Q: I have several students who have “eye floaters.” They are wondering if there is anything they can do for them.
A: First off, how many of you out there reading this have ever had an “eye floater”? I’ll bet loads! Even though they are considered an age-related eye phenomenon, I had one long ago, perhaps in my twenties or thirties. But before I get too far ahead of myself, let me define what we are talking about here.
According to the Mayo clinic, eye floaters are spots in your vision. Eye floaters may look like black or gray specks, strings or cobwebs that drift about when you move your eyes. And typically, when you go to look at the floater, it will frustratingly move out of your field of vision. The gall! But, usually, this common condition is more annoying than threatening to your health.
Eye floaters, again via our friends in Minnesota, are considered a result of age-related changes that occur as the jelly-like substance (vitreous) inside your eyes becomes more liquid. When this happens, microscopic fibers within the vitreous tend to clump together and can cast tiny shadows on your retina, which you may see as eye floaters.
Usually, this is not a sign that you have to worry about or that portends dangerous changes to your vision. However, there are several worrisome additional symptoms that you need to watch out for, as they could indicate a more serious problem called retinal tear, which can lead to retinal detachment (not the desirable vairagya kind we aim for in yoga!) that can lead to loss of vision. So, if you notice a sudden increase in the number of eye floaters, contact an eye specialist immediately—especially if you also see flashes of light or lose your peripheral vision. These can be symptoms of an emergency that requires prompt attention. To re-iterate: usually a couple of eye floaters are not of any immediate concern, although if you have not had an eye exam in a while, it might be a good time to see your ophthalmologist or optometrist. Go immediately if any of these show up, too: many more eye floaters than usual; a sudden onset of new floaters; flashes of light; darkness on the sides of your vision (peripheral vision loss).
In addition to age changes already mentioned and the more serious tear to the back of the eye, occasionally floaters can be a result of inflammation on the back of the eye or bleeding into the center of the eye. These would likely cause more symptoms than just a floater, and you’d likely feel compelled to see you eye doctor soon than later.
If you’ve never had an eye floater, but now that you’ve read about them you’ll be worrying about them (this used to happen to me all the time in med school—I’d read about some deadly illness for the first time and start to imagine I was getting symptoms of the condition!), here are the risk factors for developing them:
• age over 50 (yikes! I’m in trouble again!)
• nearsightedness (got this one, too!)
• eye trauma
• complications from cataract surgery
• diabetic retinopathy
• inflammation in the eye
In order to rule out the bad eye situations, your eye doc will do a full eye exam, including dilating your pupils with drops so he/she can get a clear look at the inside and back of your eye.
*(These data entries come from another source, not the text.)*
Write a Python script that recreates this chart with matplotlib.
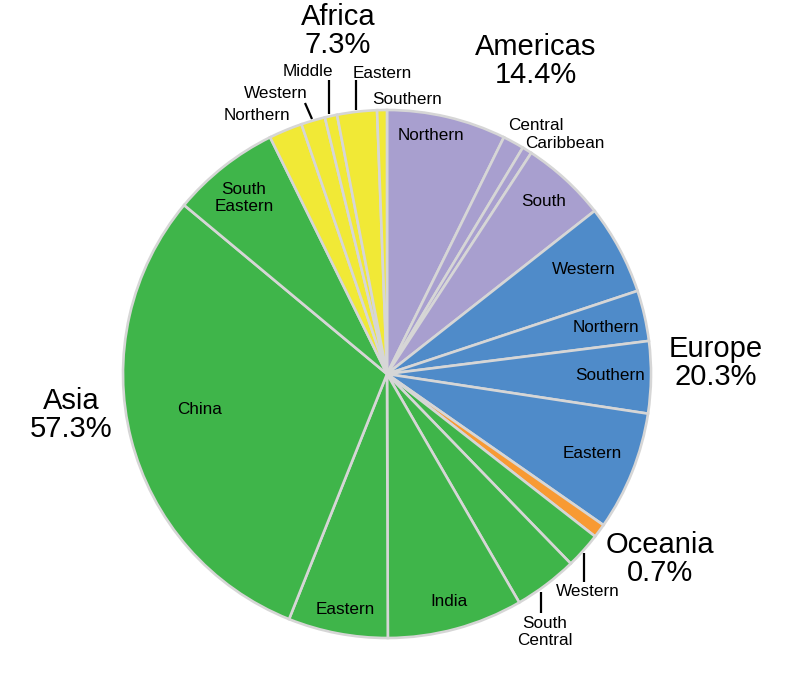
import matplotlib
matplotlib.use('Agg')
import matplotlib.pyplot as plt

plt.rcParams['font.family'] = ['Liberation Sans', 'DejaVu Sans']

# data sets, clockwise from 12 o'clock
americas = [7.3, 1.3, 0.6, 5.2]
europe = [5.5, 3.1, 4.4, 7.3]
oceania = [0.85]
asia = [2.2, 3.9, 8.3, 6.1, 30.0, 6.65]
africa = [2.05, 1.47, 0.75, 2.43, 0.6]

groups = [americas, europe, oceania, asia, africa]
group_colors = ['#a89fcf', '#4f8bc9', '#f89a33', '#3fb54a', '#f1e936']

W, H = 786, 673


def py(y):
    # picture y (down) to axes y (up)
    return H - y


fig = plt.figure(figsize=(W / 100, H / 100), dpi=100)
ax = fig.add_axes([0, 0, 1, 1])

values = []
colors = []
for g, c in zip(groups, group_colors):
    values += g
    colors += [c] * len(g)

ax.pie(values, colors=colors, startangle=90, counterclock=False,
       center=(387, py(374)), radius=264, frame=True,
       wedgeprops={'edgecolor': '#d6d6d6', 'linewidth': 1.9})
ax.set_xlim(0, W)
ax.set_ylim(0, H)
ax.axis('off')

# region names
big = [('Africa\n7.3%', 338, 31), ('Americas\n14.4%', 536, 61),
       ('Europe\n20.3%', 716, 363), ('Oceania\n0.7%', 660, 559),
       ('Asia\n57.3%', 71, 415)]
for txt, x, y in big:
    ax.text(x, py(y), txt, fontsize=21, ha='center', va='center', linespacing=0.98, color='black')

# sub region names
small = [('Northern', 431, 135), ('Central', 536, 126), ('Caribbean', 565, 144), ('South', 544, 201),
         ('Western', 584, 270), ('Northern', 606, 327), ('Southern', 610, 376), ('Eastern', 592, 453),
         ('Western', 588, 592), ('South\nCentral', 545, 632), ('India', 449, 601), ('Eastern', 345, 609),
         ('China', 200, 410), ('South\nEastern', 244, 198), ('Northern', 257, 116), ('Western', 276, 93),
         ('Middle', 308, 72), ('Eastern', 382, 73), ('Southern', 407, 99)]
for txt, x, y in small:
    ax.text(x, py(y), txt, fontsize=12.3, ha='center', va='center', linespacing=1.12, color='black')

# leader lines
leaders = [((305, 103), (312, 119)), ((329, 80), (329, 114)), ((356, 80), (356, 110)),
           ((541, 592), (541, 613)), ((584, 553), (584, 582))]
for a, b in leaders:
    ax.plot([a[0], b[0]], [py(a[1]), py(b[1])], color='black', lw=1.6, solid_capstyle='butt')

fig.savefig('out.png', dpi=100)
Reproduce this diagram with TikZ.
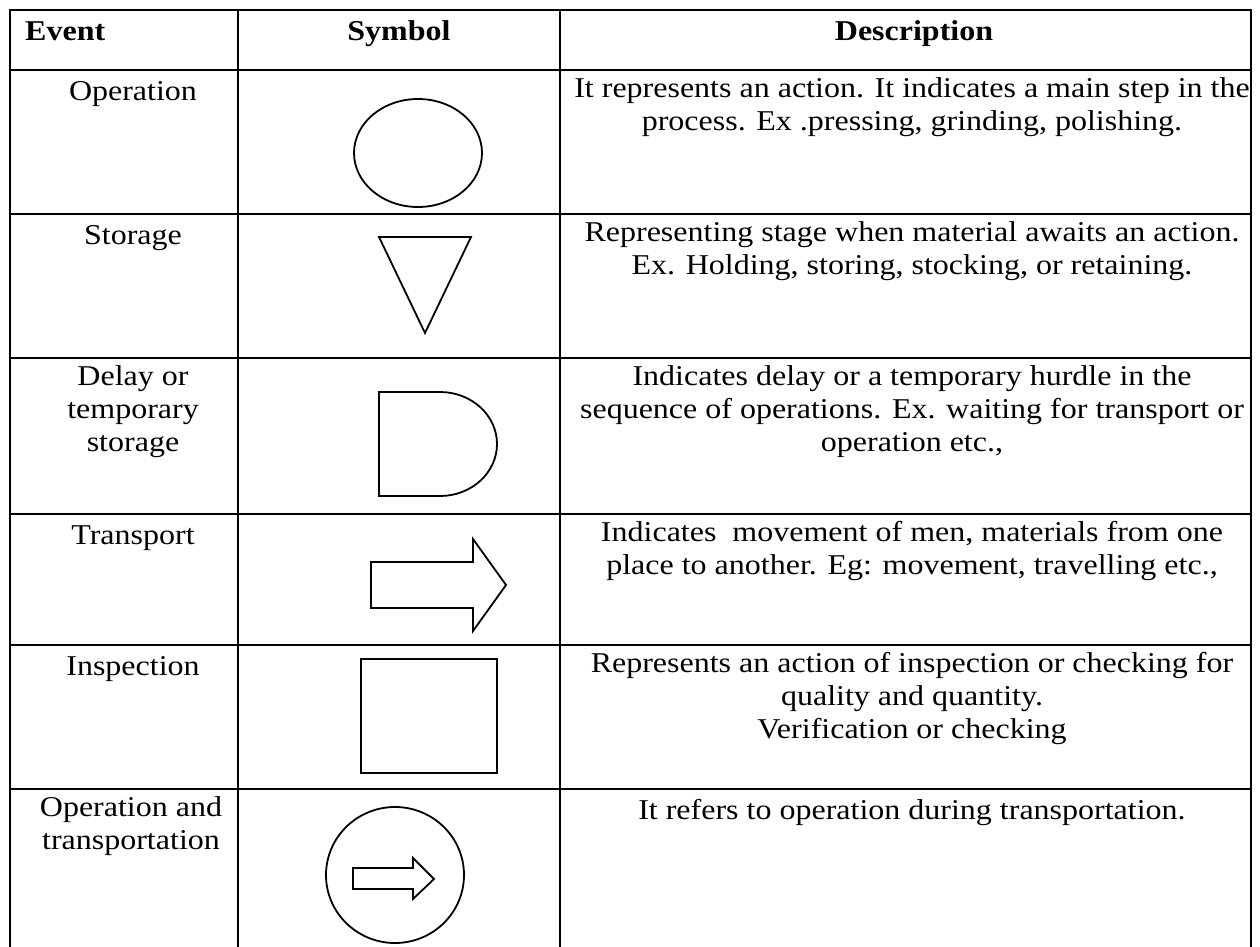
\documentclass[tikz,border=0pt]{standalone}
\usepackage{fontspec}
\setmainfont{Liberation Serif}[FakeStretch=1.115]
\begin{document}
\begin{tikzpicture}[x=1pt,y=-1pt,
  grid/.style={line width=2.6pt},
  sym/.style={line width=1.8pt, line join=miter},
  cell/.style={anchor=north, inner sep=0pt, align=center,
    font=\fontsize{28.7}{33}\selectfont, execute at begin node=\strut},
  head/.style={cell, font=\fontsize{28.7}{33}\selectfont\bfseries}]
\useasboundingbox (0,0) rectangle (1260,947);

% table rules
\draw[grid] (10,947) -- (10,10) -- (1251,10) -- (1251,947);
\foreach \y in {70,214,358,514,645,789} \draw[grid] (10,\y) -- (1251,\y);
\draw[grid] (238,10) -- (238,947);
\draw[grid] (560,10) -- (560,947);

% header
\node[head, anchor=north west] (hEvent) at (25,17) {Event};
\node[head] (hSymbol) at (399,17) {Symbol};
\node[head] (hDesc) at (914,17) {Description};

% event names
\node[cell] (eOp) at (133,77) {Operation};
\node[cell] (eSt) at (133,221) {Storage};
\node[cell] (eDe) at (133,365) {Delay or\\temporary\\storage};
\node[cell] (eTr) at (133,521) {Transport};
\node[cell] (eIn) at (133,652) {Inspection};
\node[cell] (eOT) at (131,796) {Operation and\\transportation};

% descriptions
\node[cell] (dOp) at (912,77) {It represents an action. It indicates a main step in the\\process. Ex .pressing, grinding, polishing.};
\node[cell] (dSt) at (912,221) {Representing stage when material awaits an action.\\Ex. Holding, storing, stocking, or retaining.};
\node[cell] (dDe) at (912,365) {Indicates delay or a temporary hurdle in the\\sequence of operations. Ex. waiting for transport or\\operation etc.,};
\node[cell] (dTr) at (912,521) {Indicates\ \ movement of men, materials from one\\place to another. Eg: movement, travelling etc.,};
\node[cell] (dIn) at (912,652) {Represents an action of inspection or checking for\\quality and quantity.\\Verification or checking};
\node[cell] (dOT) at (912,796) {It refers to operation during transportation.};

% symbols
\draw[sym] (418,153) ellipse[x radius=64, y radius=54];
\draw[sym] (379,237) -- (471,237) -- (425,333) -- cycle;
\draw[sym] (379,392) -- (440,392) arc[start angle=-90, end angle=90, x radius=57, y radius=52] -- (379,496) -- cycle;
\draw[sym] (371,562) -- (473,562) -- (473,539) -- (506,585) -- (473,631) -- (473,608) -- (371,608) -- cycle;
\draw[sym] (361,659) rectangle (497,773);
\draw[sym] (395,875) ellipse[x radius=69, y radius=68];
\draw[sym] (353,868) -- (413,868) -- (413,858) -- (434,879) -- (413,899) -- (413,889) -- (353,889) -- cycle;
\end{tikzpicture}
\end{document}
Surgery is typically reserved, for situations of retinal tear or detachment. There are some experimental procedures using lasers to zap floaters if the floaters are really big and annoying to you. But these are still considered experimental.
In most cases, no treatment is recommended. You are simply asked to get used to the floaters and try to ignore them. Now, if they are kinda annoying for you, you could try applying your yogic skills of observation, attention and focus to the floaters, and incorporate them into your present reality, which according to yogic philosophy, is always changing. That means these guys could actually start to disappear, and you will be aware of it when it happens.
A quick look at the many websites that claim that yoga can help resolve eye floaters tend to recommend a balanced practice of standing poses, seated poses, supine and prone poses, with both forward bends, backbends and twists, but tend to strongly swear off inversions. Pranayamas recommended include Skull Brightening, Alternate Nostril and Solar Pranayama, inhaling on right nostril, exhaling out of left. One site recommended Trataka, or gazing practices, using a candle, your shoulder or the tip of your nose for your focus. However, I could find no research on the benefit or risk of any yoga tools for eye floaters.
I suspect that a gentle yoga practice, with its likely benefit of stress reduction, would be a helpful way of addressing this condition if it is creating more stress in your daily life. And I, too, would suggest that you use caution with inverted poses in case an increase in pressure in the head and eyes might worsen or precipitate floaters. No definitive research is available to prove or disprove this idea, but you can monitor your own symptoms by doing gentle inversions, like Standing Forward Bend or Downward-Facing Dog, staying for only brief periods of time and noticing afterward if anything changes with your symptoms. If any of our readers have had person experience with floaters and yoga, please write a comment back to us. We’d love to hear about it!